Hampering the search was the landscape where the manhunt unfolded. It’s a mix of abandoned buildings, occupied by squatters, and residential and commercial properties situated among heavily wooded areas and a marsh. Some of the terrain is overgrown and swampy, and railroad tracks run through a portion of the area. Tuesday’s intense sun didn’t help matters.
Gliniewicz, a 32-year police veteran, was on patrol Tuesday morning when he made a radio call saying he was running after three suspicious people, the Lake County Sheriff’s Office said.
That was the last anyone heard from him. Fellow officers from Fox Lake Police Department arrived to find their colleague shot to death.
No one knows why Gliniewicz was gunned down, except for his killer.
An autopsy was completed late Tuesday, but authorities aren’t releasing the results yet, Filenko said. The Northern Illinois Police Crime Laboratory is expediting its review of evidence to determine if there was any fingerprint or DNA transfer. Technicians should have that analysis finished within a “day or so,” he said.
A challenging search
The FBI, U.S. Marshals and the Bureau of Alcohol, Tobacco, Firearms and Explosives joined in the hunt. More than 400 law enforcement officers raked through the heavy woods near Fox Lake on foot, all-terrain vehicles and horseback.
Local police officers have volunteered to come in while they’re off duty, and other law enforcement officers in the surrounding area have called to offer their assistance, Filenko said.
Officers were also conducting a secondary review of the crime scene, “turning over every leaf and blade of grass to see if there’s anything out there they may have missed,” he said.
Authorities have employed 45 dogs in their search, along with six aircraft, Covelli said. Nearby residents saw SWAT teams searching yards, CNN affiliate WLS said. Officers also went house to house looking for clues.
“I hope they catch them soon,” neighbor Brenda Day said, “because I’m a single mom of three, and I’m scared.”
School officials were anxious, too. Several Illinois school districts, including Fox Lake, Gavin and Big Hollow, were closed Wednesday, the Grant Community High School website said.
Asked if he had a deadline for calling off the search, Filenko seemed to bristle at the question and responded, “I’m not going to set a time limit on this. I have a murdered colleague. … We’re not going to stop.”
More than an officer
Gliniewicz’s passion for police work went far beyond what he was paid to do.

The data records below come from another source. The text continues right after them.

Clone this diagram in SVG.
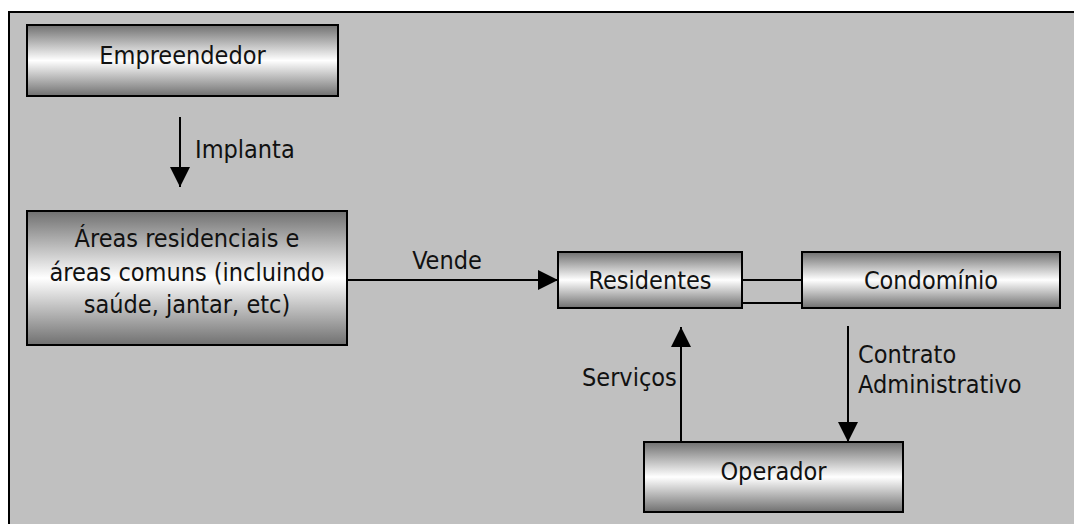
<svg xmlns="http://www.w3.org/2000/svg" width="1074" height="524" viewBox="0 0 1074 524">
<defs>
<linearGradient id="g" x1="0" y1="0" x2="0" y2="1">
<stop offset="0" stop-color="#707070"/>
<stop offset="0.5" stop-color="#ffffff"/>
<stop offset="1" stop-color="#707070"/>
</linearGradient>
<marker id="ah" viewBox="0 0 20 20" refX="20" refY="10" markerWidth="20" markerHeight="20" markerUnits="userSpaceOnUse" orient="auto">
<path d="M0,0 L20,10 L0,20 Z" fill="#000"/>
</marker>
</defs>
<style>
.box{fill:url(#g);stroke:#000;stroke-width:2}
.t{font-family:"DejaVu Sans Condensed","DejaVu Sans",sans-serif;font-stretch:condensed;font-size:25px;fill:#111}
.c{text-anchor:middle}
.ln{stroke:#000;stroke-width:2;fill:none}
</style>
<rect x="0" y="0" width="1074" height="524" fill="#fff"/>
<rect x="9" y="12" width="1080" height="530" fill="#c0c0c0" stroke="#000" stroke-width="2"/>
<g id="connectors">
<line class="ln" x1="180" y1="117" x2="180" y2="187" marker-end="url(#ah)"/>
<line class="ln" x1="347" y1="280" x2="558" y2="280" marker-end="url(#ah)"/>
<line class="ln" x1="742" y1="280" x2="802" y2="280"/>
<line class="ln" x1="742" y1="303" x2="802" y2="303"/>
<line class="ln" x1="681" y1="442" x2="681" y2="327" marker-end="url(#ah)"/>
<line class="ln" x1="848" y1="326" x2="848" y2="442" marker-end="url(#ah)"/>
<text class="t" x="195" y="158">Implanta</text>
<text class="t c" x="447" y="269">Vende</text>
<text class="t" x="582" y="386">Serviços</text>
<text class="t" x="858" y="363">Contrato</text>
<text class="t" x="858" y="393">Administrativo</text>
</g>
<g id="empreendedor">
<rect class="box" x="27" y="25" width="311" height="71"/>
<text class="t c" x="182.5" y="64">Empreendedor</text>
</g>
<g id="areas">
<rect class="box" x="27" y="211" width="320" height="134"/>
<text class="t c" x="187" y="247">Áreas residenciais e</text>
<text class="t c" x="187" y="281">áreas comuns (incluindo</text>
<text class="t c" x="187" y="313">saúde, jantar, etc)</text>
</g>
<g id="residentes">
<rect class="box" x="558" y="252" width="184" height="56"/>
<text class="t c" x="650" y="289">Residentes</text>
</g>
<g id="condominio">
<rect class="box" x="802" y="252" width="258" height="56"/>
<text class="t c" x="931" y="289">Condomínio</text>
</g>
<g id="operador">
<rect class="box" x="644" y="442" width="259" height="70"/>
<text class="t c" x="773.5" y="480">Operador</text>
</g>
</svg>
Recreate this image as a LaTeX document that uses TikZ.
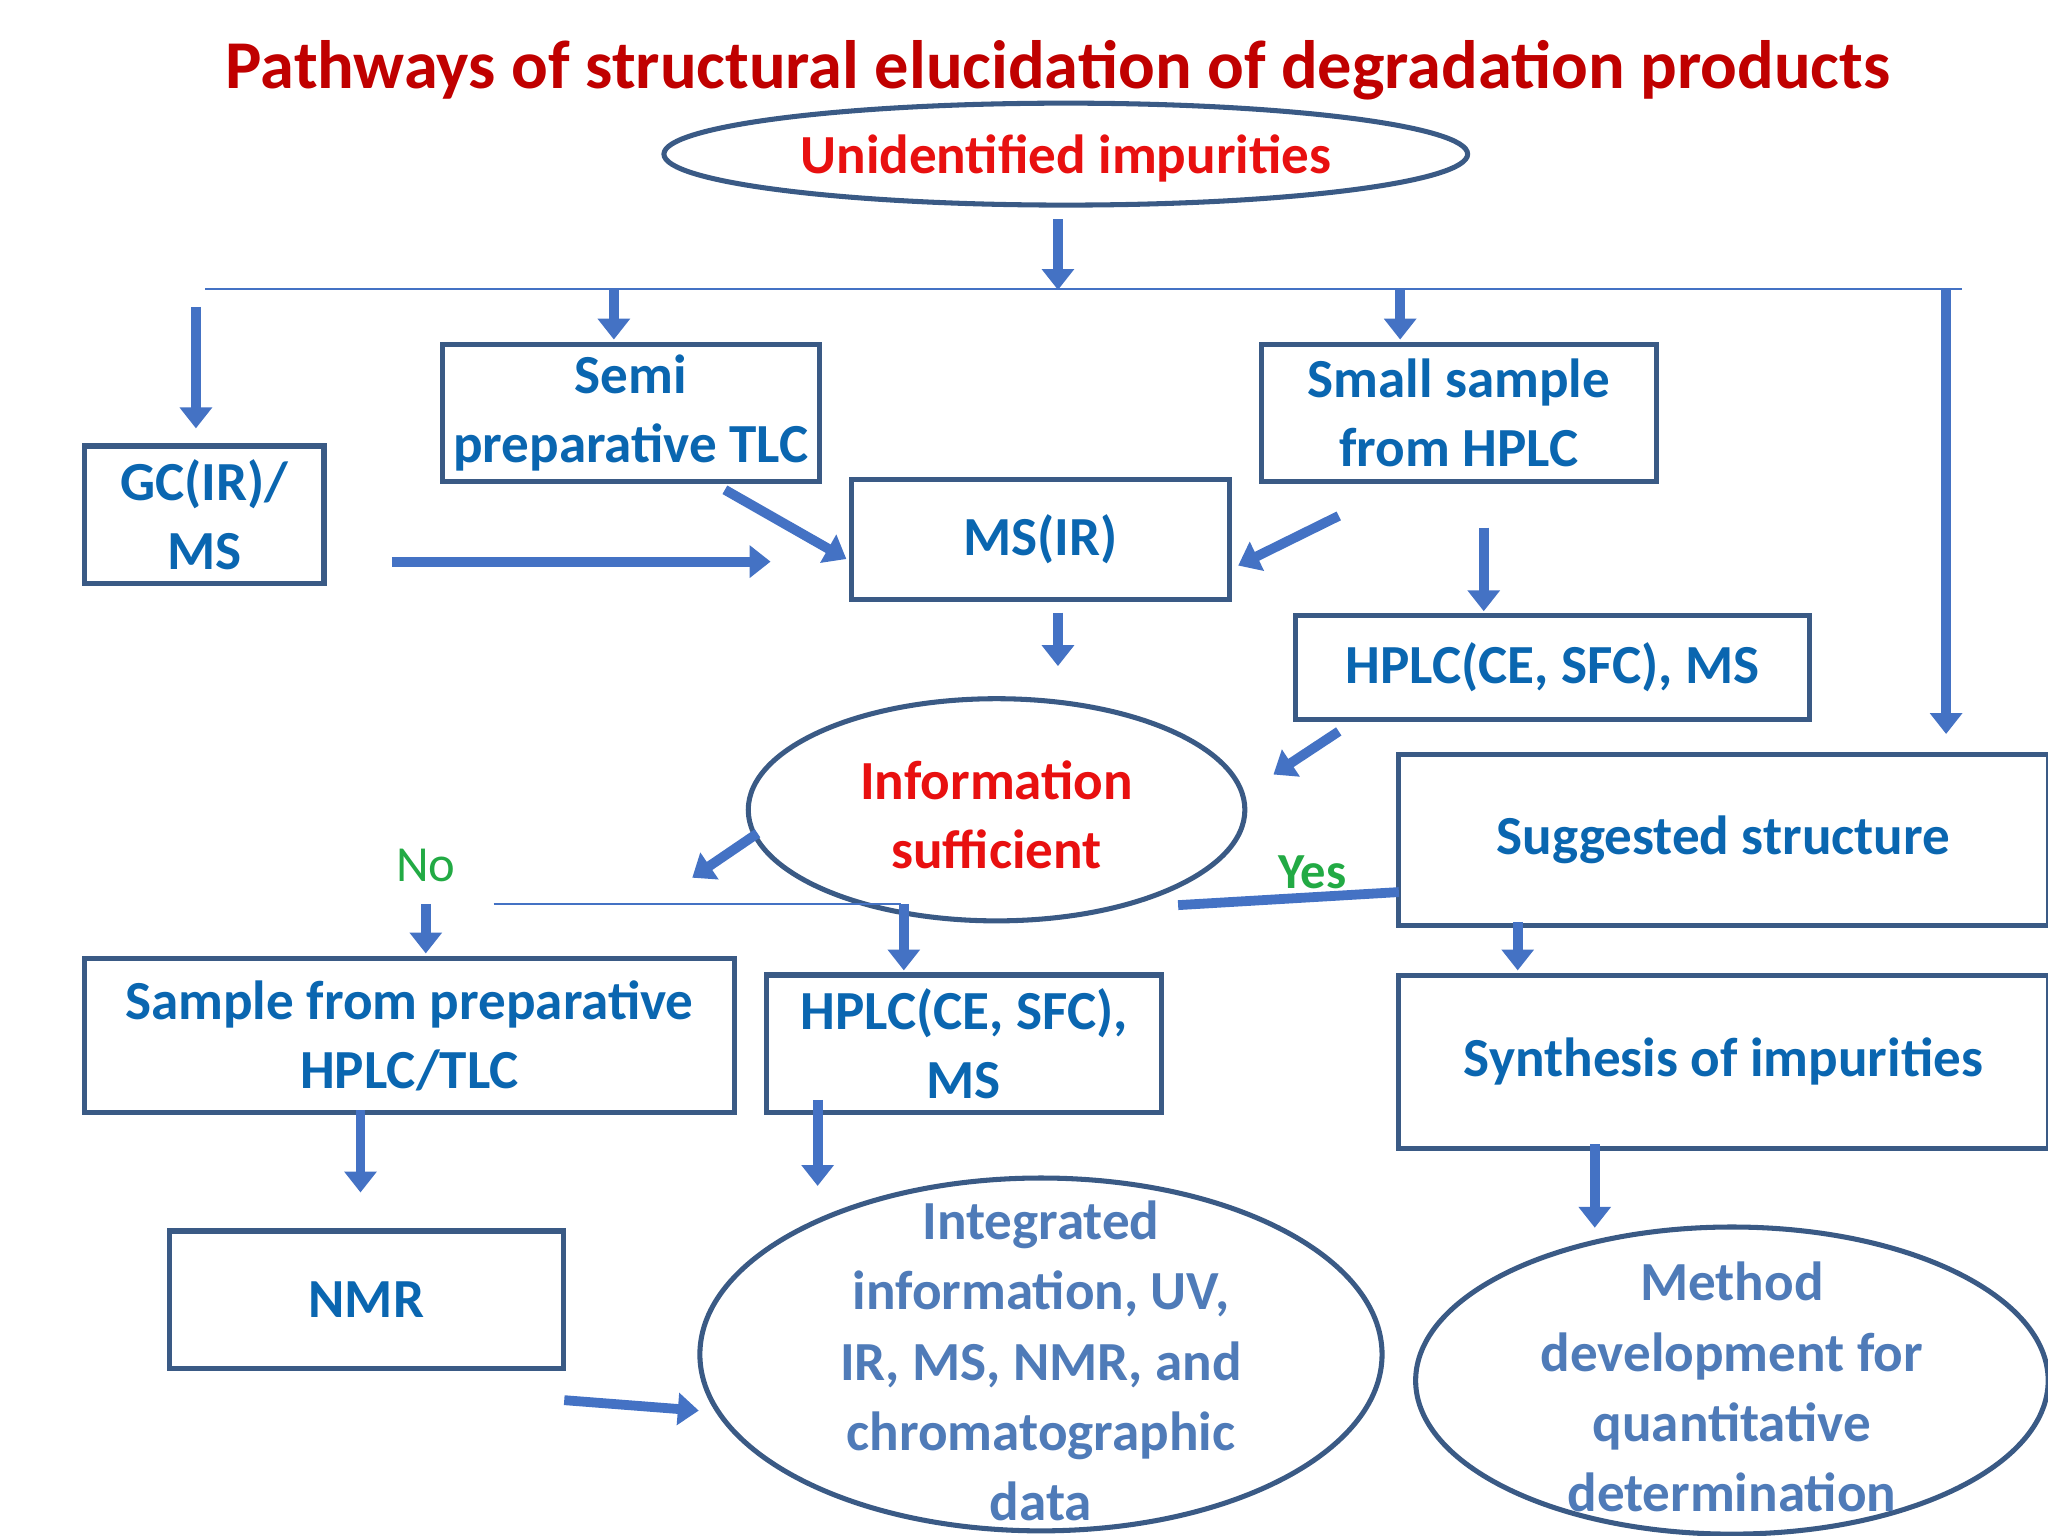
\documentclass[tikz,border=0pt]{standalone}
\usepackage{fontspec}
\setmainfont{Carlito}
\usetikzlibrary{arrows.meta,shapes.geometric}
\definecolor{tred}{HTML}{C00000}
\definecolor{rtxt}{HTML}{E81010}
\definecolor{btxt}{HTML}{0A66B0}
\definecolor{etxt}{HTML}{4F7BB8}
\definecolor{bord}{HTML}{3A5A85}
\definecolor{arr}{HTML}{4472C4}
\definecolor{grn}{HTML}{22AA44}
\begin{document}
\begin{tikzpicture}[x=0.01cm,y=-0.01cm,
 box/.style={draw=bord,line width=1.1pt,inner sep=0pt,font=\bfseries\fontsize{12}{15}\selectfont,text=btxt,align=center},
 ell/.style={draw=bord,line width=1.1pt,ellipse,inner sep=0pt},
 etx/.style={align=center,font=\bfseries\fontsize{12}{15}\selectfont},
 barrow/.style={draw=arr,line width=0.075cm,-{Triangle[length=0.16cm,width=0.24cm]}},
 thin/.style={draw=arr,line width=0.5pt}]
\useasboundingbox (0,0) rectangle (1568,1176);
\clip (0,0) rectangle (1568,1176);
\node[font=\bfseries\fontsize{14.9}{17}\selectfont,text=tred] (title) at (810,54) {Pathways of structural elucidation of degradation products};
\node[ell,minimum width=6.15cm,minimum height=0.78cm] (unid) at (816,118) {};
\node[etx,text=rtxt] (unidt) at (816,121) {Unidentified impurities};
\node[box,minimum width=1.83cm,minimum height=1.05cm] (gc) at (156.5,394) {GC(IR)/\\MS};
\node[box,minimum width=2.88cm,minimum height=1.05cm] (semi) at (483,316) {Semi\\preparative TLC};
\node[box,minimum width=3.02cm,minimum height=1.05cm] (small) at (1117,316) {Small sample\\from HPLC};
\node[box,minimum width=2.89cm,minimum height=0.92cm] (ms) at (796.5,413) {MS(IR)};
\node[box,minimum width=3.93cm,minimum height=0.79cm] (hplc1) at (1188.5,511) {HPLC(CE, SFC), MS};
\node[ell,minimum width=3.8cm,minimum height=1.7cm] (info) at (763,620) {};
\node[etx,text=rtxt] (infot) at (763,624) {Information\\sufficient};
\node[box,minimum width=4.97cm,minimum height=1.31cm] (sugg) at (1319.5,643) {Suggested structure};
\node[box,minimum width=4.97cm,minimum height=1.32cm] (syn) at (1319.5,813) {Synthesis of impurities};
\node[box,minimum width=4.97cm,minimum height=1.18cm] (samp) at (313.5,793) {Sample from preparative\\HPLC/TLC};
\node[box,minimum width=3.02cm,minimum height=1.05cm] (hplc2) at (738,799) {HPLC(CE, SFC),\\MS};
\node[box,minimum width=3.01cm,minimum height=1.05cm] (nmr) at (280.5,995) {NMR};
\node[ell,minimum width=5.22cm,minimum height=2.7cm] (integ) at (797,1037) {};
\node[etx,text=etxt,font=\bfseries\fontsize{12}{15.3}\selectfont] (integt) at (797,1042) {Integrated\\information, UV,\\IR, MS, NMR, and\\chromatographic\\data};
\node[ell,minimum width=4.84cm,minimum height=2.35cm] (meth) at (1326,1057) {};
\node[etx,text=etxt,font=\bfseries\fontsize{12}{15.3}\selectfont] (metht) at (1326,1062) {Method\\development for\\quantitative\\determination};
\node[text=grn,font=\fontsize{11}{13}\selectfont] (no) at (326,663) {No};
\node[text=grn,font=\bfseries\fontsize{11}{13}\selectfont] (yes) at (1005,668) {Yes};
\coordinate (h1) at (157,221); \coordinate (h2) at (1502,221);
\coordinate (n1) at (378,692); \coordinate (n2) at (690,692);
\draw[thin] (h1) -- (h2);
\draw[thin] (n1) -- (n2);
\foreach \a/\b/\c/\d in {810/168/810/222, 150/235/150/328, 470/221/470/260, 1072/221/1072/260, 1490/221/1490/562,
 300/430/590/430, 555/375/648/428, 1025/395/948/433, 1136/404/1136/468, 810/469/810/510,
 1025/560/975/593, 580/638/530/672, 326/692/326/730, 692/692/692/743, 1162/706/1162/743,
 276/850/276/913, 626/842/626/908, 432/1072/535/1080, 1221/876/1221/940}{
 \coordinate (s) at (\a,\b); \coordinate (e) at (\c,\d);
 \draw[barrow] (s) -- (e);}
\coordinate (y1) at (1071,683); \coordinate (y2) at (902,693);
\draw[draw=arr,line width=0.075cm] (y1) -- (y2);
\end{tikzpicture}
\end{document}
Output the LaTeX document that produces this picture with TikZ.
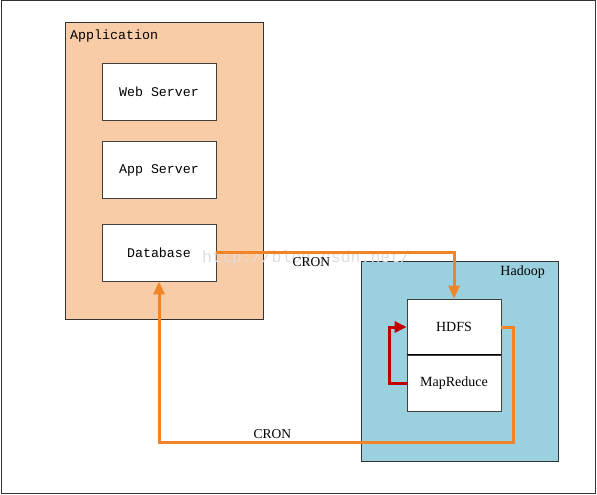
\documentclass[tikz,border=0pt]{standalone}
\usepackage{fontspec}
\setmainfont{Liberation Serif}
\setmonofont{Liberation Mono}
\usepackage{tikz}
\usetikzlibrary{arrows.meta, positioning}

\begin{document}
\begin{tikzpicture}[x=1pt, y=-1pt,
  group/.style={draw=black!80, line width=0.8pt, anchor=north west, inner sep=0pt},
  srv/.style={draw=black!75, fill=white, line width=0.8pt, minimum width=114, minimum height=57, inner sep=0pt, font=\fontsize{13.3}{15}\ttfamily},
  hbox/.style={draw=black!75, fill=white, line width=0.8pt, minimum width=94, minimum height=56, inner sep=0pt, font=\fontsize{14}{16}\selectfont},
  cron/.style={draw=colCron, line width=3pt, -{Triangle[length=13pt,width=11pt]}},
  loopback/.style={draw=colLoop, line width=3pt, -{Triangle[length=12pt,width=11pt]}},
  lbl/.style={font=\fontsize{13.5}{15}\selectfont, inner sep=1pt}]

% ------------------------
% Colors
% ------------------------
\definecolor{colApp}{RGB}{249,204,168}
\definecolor{colHad}{RGB}{155,208,222}
\definecolor{colCron}{RGB}{241,132,38}
\definecolor{colLoop}{RGB}{192,0,0}

% page and outer frame
\useasboundingbox (0,0) rectangle (597,495);
\draw[black!80, line width=1pt] (1,1) rectangle (595,493);

% ------------------------
% Application side
% ------------------------
\node[group, fill=colApp, minimum width=198, minimum height=297] (app) at (65,22) {};
\node[anchor=west, font=\fontsize{13.3}{15}\ttfamily, inner sep=0pt] (applbl) at (70,36) {Application};

\node[srv] (web) at (159,91.5) {Web Server};
\node[srv] (appsrv) at (159,170) {App Server};
\node[srv] (db) at (159,252.5) {Database};

% ------------------------
% Hadoop side
% ------------------------
\node[group, fill=colHad, minimum width=197, minimum height=200] (hadoop) at (361,261) {};
\node[anchor=east, font=\fontsize{14}{16}\selectfont, inner sep=0pt] (hadlbl) at (545,272) {Hadoop};

\node[hbox] (hdfs) at (454,327) {HDFS};
\node[hbox] (mr) at (454,383) {MapReduce};
\draw[black, line width=0.8pt] (mr.north west) -- (mr.north east);

% watermark
\node[anchor=west, font=\fontsize{16.5}{18}\ttfamily, text=black!13, inner sep=0pt] (mark) at (202,258) {http://blog.csdn.net/};

% ------------------------
% Connectors
% ------------------------
\coordinate (cronB) at (513,442);

\draw[cron] (db.east) -| node[lbl, pos=0.2, below=3pt] (cron1) {CRON} (hdfs.north);
\draw[cron] (hdfs.east) -| (cronB) -| node[lbl, pos=0.34, above=1pt] (cron2) {CRON} (db.south);
\draw[loopback] (mr.west) -- ++(-17,0) |- (hdfs.west);

\end{tikzpicture}
\end{document}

He helped lead the Fox Lake Police Department Explorer Post, which mentors young people interested in careers in law enforcement, WLS said.
Gliniewicz, known as “G.I. Joe,” was supposed to retire at the end of this month. The day before he was killed, Gliniewicz met with the mayor to discuss his retirement plans and to make sure the Explorer program continued without him, according to WLS.
“He loved his community and loved his job, and he will be very sorely missed in this community,” Grant Township supervisor Catherine “Kay” Starostovic said.
Gliniewicz was also an Army veteran who served in active duty and reserve from 1980 to 2007. He left the military with the rank of first sergeant.
The lieutenant is survived by a wife and four children.
His death marks the 26th time an officer has been shot and killed in the line of duty this year. Just last week, a sheriff’s deputy in Houston was gunned down in an ambush attack.
“It is a very tough time to be a police officer at this moment,” CNN law enforcement analyst Cedric Alexander said. “However, these men and women that are out there doing this job, they’re not going to stop doing it.”
A vigil for Gliniewicz is scheduled for 6 p.m. Tuesday at Fox Lake’s Lakefront Park.